If you catch a couple of fish on a size 10 hook with 0.30mm diameter hooklink and they then start wising up, it’s time to drop to a size 12 and 0.25mm line, provided the weed isn’t bad.
Also, I can’t stress enough the difference a sticky-sharp hook makes when surface fishing.
Hone your hook points and far fewer fish will be able to spit out the hook once they’ve mouthed the bait.
6) Try a bright hookbait
While there’s nothing wrong with using a hookbait that matches the colour and size profile of your freebies, sometimes that leads to problems identifying it among feeding fish, especially at range.
To solve this, try using a bright pop-up. White or yellow ones are perfect, and an added bonus is that they will stay buoyant far longer than a sodden Chum mixer. Trim it right down (don’t worry, you’ll still be able to see it at range) and hair-rig it tight to the back of the hook. Alternatively, you can side-hook it.

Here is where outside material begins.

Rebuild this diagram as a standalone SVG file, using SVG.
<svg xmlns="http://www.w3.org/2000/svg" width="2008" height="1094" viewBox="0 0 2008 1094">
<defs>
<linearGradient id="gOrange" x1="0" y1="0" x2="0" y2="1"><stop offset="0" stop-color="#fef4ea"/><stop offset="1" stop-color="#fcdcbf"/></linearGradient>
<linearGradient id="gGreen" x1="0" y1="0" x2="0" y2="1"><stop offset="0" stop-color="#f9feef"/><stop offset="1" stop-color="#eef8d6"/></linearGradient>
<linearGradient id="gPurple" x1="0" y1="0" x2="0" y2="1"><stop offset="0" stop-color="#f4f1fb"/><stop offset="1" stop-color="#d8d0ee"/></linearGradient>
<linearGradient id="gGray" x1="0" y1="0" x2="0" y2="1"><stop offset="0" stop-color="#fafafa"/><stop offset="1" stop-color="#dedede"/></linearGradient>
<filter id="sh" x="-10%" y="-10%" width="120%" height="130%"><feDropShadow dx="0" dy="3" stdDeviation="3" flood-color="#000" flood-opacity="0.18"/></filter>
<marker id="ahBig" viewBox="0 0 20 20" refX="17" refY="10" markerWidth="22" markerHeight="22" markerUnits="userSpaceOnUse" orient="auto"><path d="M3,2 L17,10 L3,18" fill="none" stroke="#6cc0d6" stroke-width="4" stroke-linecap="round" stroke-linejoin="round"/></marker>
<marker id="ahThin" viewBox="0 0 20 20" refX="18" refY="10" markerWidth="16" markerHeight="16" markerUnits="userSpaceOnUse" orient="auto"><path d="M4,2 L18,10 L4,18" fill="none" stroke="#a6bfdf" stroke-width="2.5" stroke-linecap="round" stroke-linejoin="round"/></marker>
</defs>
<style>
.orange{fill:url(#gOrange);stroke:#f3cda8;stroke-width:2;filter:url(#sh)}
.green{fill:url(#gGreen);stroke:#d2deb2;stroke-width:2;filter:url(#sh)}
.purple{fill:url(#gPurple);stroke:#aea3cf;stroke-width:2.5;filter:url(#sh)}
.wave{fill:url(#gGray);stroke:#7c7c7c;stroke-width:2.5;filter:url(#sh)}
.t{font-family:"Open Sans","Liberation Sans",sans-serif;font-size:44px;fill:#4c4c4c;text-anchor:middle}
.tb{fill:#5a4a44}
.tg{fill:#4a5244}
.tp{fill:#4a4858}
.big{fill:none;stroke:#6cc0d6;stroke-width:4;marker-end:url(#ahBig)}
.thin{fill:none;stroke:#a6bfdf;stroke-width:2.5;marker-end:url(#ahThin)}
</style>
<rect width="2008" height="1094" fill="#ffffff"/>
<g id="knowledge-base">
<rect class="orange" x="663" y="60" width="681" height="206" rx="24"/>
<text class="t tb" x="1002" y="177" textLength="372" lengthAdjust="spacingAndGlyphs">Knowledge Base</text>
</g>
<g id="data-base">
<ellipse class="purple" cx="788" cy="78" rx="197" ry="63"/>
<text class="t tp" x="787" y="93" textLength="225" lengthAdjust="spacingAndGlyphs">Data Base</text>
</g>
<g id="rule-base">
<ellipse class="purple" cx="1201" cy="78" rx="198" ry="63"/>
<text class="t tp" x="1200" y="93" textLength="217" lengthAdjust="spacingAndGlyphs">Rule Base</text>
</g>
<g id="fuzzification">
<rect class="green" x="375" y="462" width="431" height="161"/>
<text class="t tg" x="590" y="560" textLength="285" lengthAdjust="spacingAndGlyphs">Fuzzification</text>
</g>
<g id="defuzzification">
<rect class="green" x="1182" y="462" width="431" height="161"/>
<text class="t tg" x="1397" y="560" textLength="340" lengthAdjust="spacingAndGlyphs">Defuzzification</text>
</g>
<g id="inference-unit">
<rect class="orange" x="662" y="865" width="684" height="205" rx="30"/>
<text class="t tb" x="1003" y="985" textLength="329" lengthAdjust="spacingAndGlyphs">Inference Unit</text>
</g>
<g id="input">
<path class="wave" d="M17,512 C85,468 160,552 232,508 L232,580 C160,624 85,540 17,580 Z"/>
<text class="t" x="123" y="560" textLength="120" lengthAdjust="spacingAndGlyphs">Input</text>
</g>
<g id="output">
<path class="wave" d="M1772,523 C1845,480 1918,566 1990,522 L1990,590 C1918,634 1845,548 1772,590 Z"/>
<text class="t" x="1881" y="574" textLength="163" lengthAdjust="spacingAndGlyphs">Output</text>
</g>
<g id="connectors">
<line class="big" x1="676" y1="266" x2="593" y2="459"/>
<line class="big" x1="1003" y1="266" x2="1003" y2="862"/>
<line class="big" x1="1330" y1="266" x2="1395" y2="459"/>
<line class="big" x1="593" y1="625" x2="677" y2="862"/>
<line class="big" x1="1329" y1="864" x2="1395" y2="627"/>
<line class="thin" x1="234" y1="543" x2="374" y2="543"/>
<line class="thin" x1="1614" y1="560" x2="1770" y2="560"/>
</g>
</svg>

7) Go long, if needs be...
Sometimes the best floater sport can be at medium to long range. This is often because the further out the carp are, the more confident they become and the quicker they lose their inhibitions (as they don’t know they’re being fished for).
In this situation, spodding your freebies out alongside a big, heavy controller float can be the way to go.
I carry a few different spods with me, so that I’m covered for any situation I find myself faced with. Being able to fish effectively in areas that many other anglers wouldn’t even try to get a bait to can be a real edge.
8) Switch to braid
Braided mainline isn’t everyone’s cup of tea, but it’s unbeatable for setting the hook on the strike because of its lack of stretch. If a breeze picks up you can ‘mend’ the line far more easily than you could with mono, remaining in direct contact with the float.
One final tip, which is obvious but still something I see a lot of people doing wrong, is to always cast your float well past where you’ve got the fish feeding, before tweaking it back into the ‘hot zone’. If you cast directly on top of their heads it will ruin all your hard work and send the fish into the next county!